The first order Taylor expansion of y(x) allows the approximations:

$$\text{y}\left(x+\frac{\upsigma \left(\text{x}\right)}{2}\right) \sim y\left(x\right)+\frac{\upsigma \left(\text{x}\right)}{2}{y}^{\prime}\left(x\right).$$

And

$$\text{y}\left(x-\frac{\upsigma \left(\text{x}\right)}{2}\right) \sim y\left(x\right) - \frac{\upsigma \left(\text{x}\right)}{2}{y}^{\prime}\left(x\right).$$

So

$$\uprho \left(x\right) \sim\upsigma \left(x\right){y}^{\prime}\left(x\right).$$

Thus, the optimal spacing on the cortex is approximately equal to the size of the phosphene in visual space multiplied by the slope of the cortical mapping function y(x). For our mapping function of \(y=k\cdot log\left(x+a\right)\), \({y}^{\prime}\left(x\right)=\frac{k}{x+a}\), so

$$\uprho \left(x\right) \sim\upsigma \left(x\right)\frac{k}{x+a}.$$

We next assume that phosphene size grows as a linear function with eccentricity, \(\upsigma \left(x\right)=mx+b\).

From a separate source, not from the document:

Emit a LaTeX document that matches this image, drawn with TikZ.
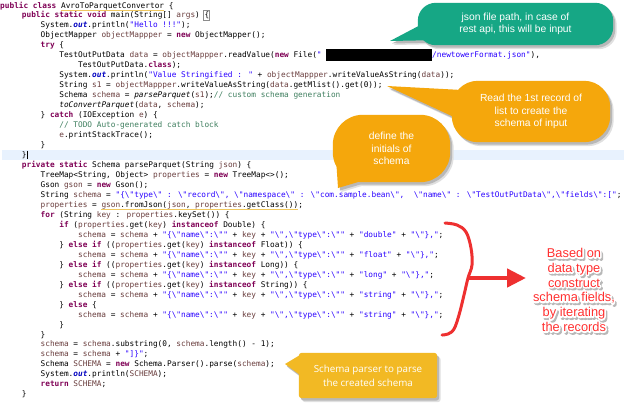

Substituting this into the equation above, and expressing eccentricity, x, as a function of cortical position, y, by inverting the mapping function, \(x = {{\text{e}}^{\frac{{\text{y}}}{{\text{k}}}}} - {\text{a}}\), it follows that the optimal sampling on the cortex is:

$$s \left( {y} \right) = \frac{{{k} \cdot {m}\left( {{{e}^{\frac{{y}}{{k}}} + {a}}} \right) + {k} \cdot {b}}}{{{{e}^{\frac{{y}}{{k}}}}}}.$$

At the fovea, x = 0, y = log(a), and \(s = \frac{k\cdot b}{a}\) In the far periphery, \(s\) asymptotes to \(s = k\cdot m\). If \(m=\frac{b}{a}\) then the optimal sampling would be constant across the cortex. If \(m<\frac{b}{a}\) then the optimal electrode spacing on the cortical surface in the fovea is greater than in the periphery. We assumed cortical mapping parameters of k = 15 mm and a = 0.5 deg in our simulations, based on cortical maps from Refs.39,106. We assumed an intercept of b = 0.16 and a slope of m = 0.08, based on electrophysiological estimates of macaque neuronal receptive fields44. For these values, the optimal sampling, \(s\)(y), is 2.2 mm at 1 degree eccentricity and decreases to 1.3 mm at 20 degrees eccentricity.

Quantification and statistical analysis

Our model was designed to qualitatively rather than quantitatively replicate the predicted effects of cortical stimulation.